__Problem to work on__
Print word for word the first line of the listing below and every line after it, through the line with "bar_vals = [6, 1]". Leave out the pictures and the rest.
* Begin Recorded information *
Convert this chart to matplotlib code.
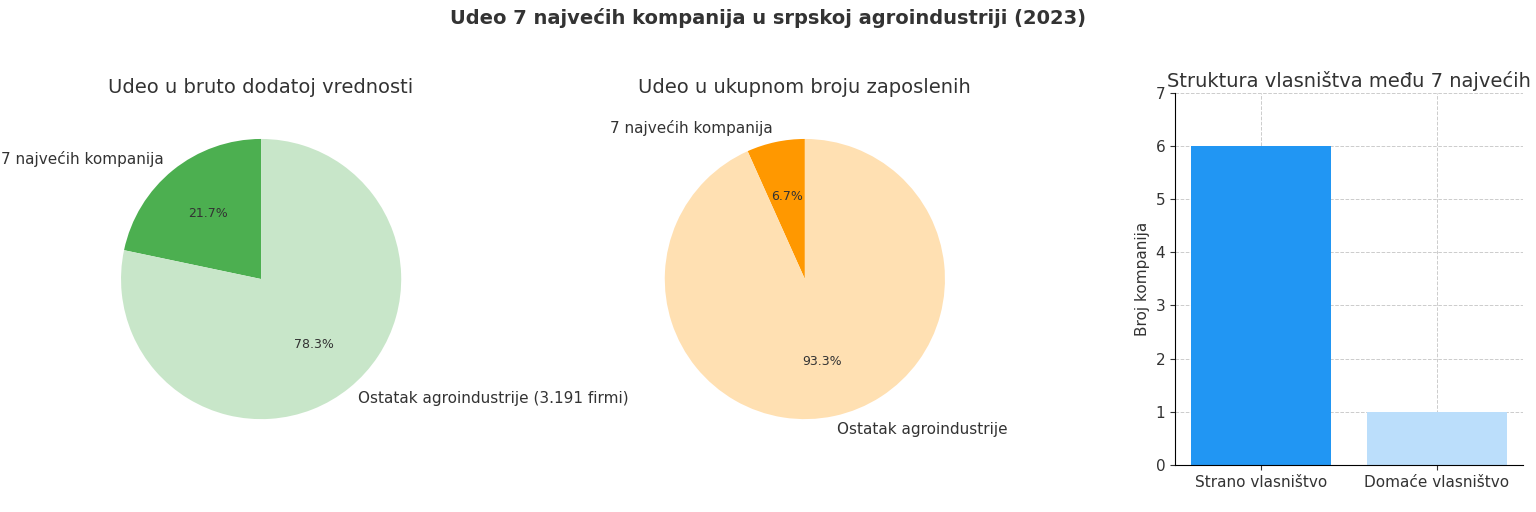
import matplotlib
matplotlib.use("Agg")
import matplotlib.pyplot as plt

pie1_labels = ["7 najvećih kompanija", "Ostatak agroindustrije (3.191 firmi)"]
pie1_values = [21.7, 78.3]
pie2_labels = ["7 najvećih kompanija", "Ostatak agroindustrije"]
pie2_values = [6.7, 93.3]
bar_cats = ["Strano vlasništvo", "Domaće vlasništvo"]
bar_vals = [6, 1]

plt.rcParams['font.family'] = ['DejaVu Sans']
txt = '#333333'
fig = plt.figure(figsize=(15.36, 5.12), dpi=100)
fig.suptitle("Udeo 7 najvećih kompanija u srpskoj agroindustriji (2023)", fontsize=14,
             fontweight='bold', color=txt, y=0.985)

def pie(ax, vals, labels, colors, title):
    _, texts, autos = ax.pie(vals, labels=labels, colors=colors, startangle=90,
                             autopct='%1.1f%%', textprops={'color': txt, 'fontsize': 11})
    for a in autos:
        a.set_fontsize(9)
    ax.set_xlim(-1.25, 1.25); ax.set_ylim(-1.25, 1.25)
    ax.set_aspect('equal')
    ax.set_title(title, fontsize=14, color=txt, pad=8)

ax1 = fig.add_axes([0.056, 0.113, 0.228, 0.684])
pie(ax1, pie1_values, pie1_labels, ['#4caf50', '#c8e6c9'], "Udeo u bruto dodatoj vrednosti")
ax2 = fig.add_axes([0.410, 0.113, 0.228, 0.684])
pie(ax2, pie2_values, pie2_labels, ['#ff9800', '#ffe0b2'], "Udeo u ukupnom broju zaposlenih")

ax3 = fig.add_axes([0.765, 0.092, 0.2266, 0.727])
ax3.bar(bar_cats, bar_vals, color=['#2196f3', '#bbdefb'], width=0.8, zorder=2)
ax3.set_ylim(0, 7)
ax3.set_ylabel("Broj kompanija", fontsize=11, color=txt)
ax3.set_title("Struktura vlasništva među 7 najvećih", fontsize=14, color=txt, pad=4)
ax3.grid(True, linestyle='--', color='#cccccc', linewidth=0.7, zorder=0)
ax3.spines['top'].set_visible(False); ax3.spines['right'].set_visible(False)
ax3.tick_params(labelsize=11, colors=txt)
fig.savefig("out.png", dpi=100)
* End Recorded information *
__Final answer__
Convert this chart to matplotlib code.
import matplotlib
matplotlib.use("Agg")
import matplotlib.pyplot as plt

pie1_labels = ["7 najvećih kompanija", "Ostatak agroindustrije (3.191 firmi)"]
pie1_values = [21.7, 78.3]
pie2_labels = ["7 najvećih kompanija", "Ostatak agroindustrije"]
pie2_values = [6.7, 93.3]
bar_cats = ["Strano vlasništvo", "Domaće vlasništvo"]
bar_vals = [6, 1]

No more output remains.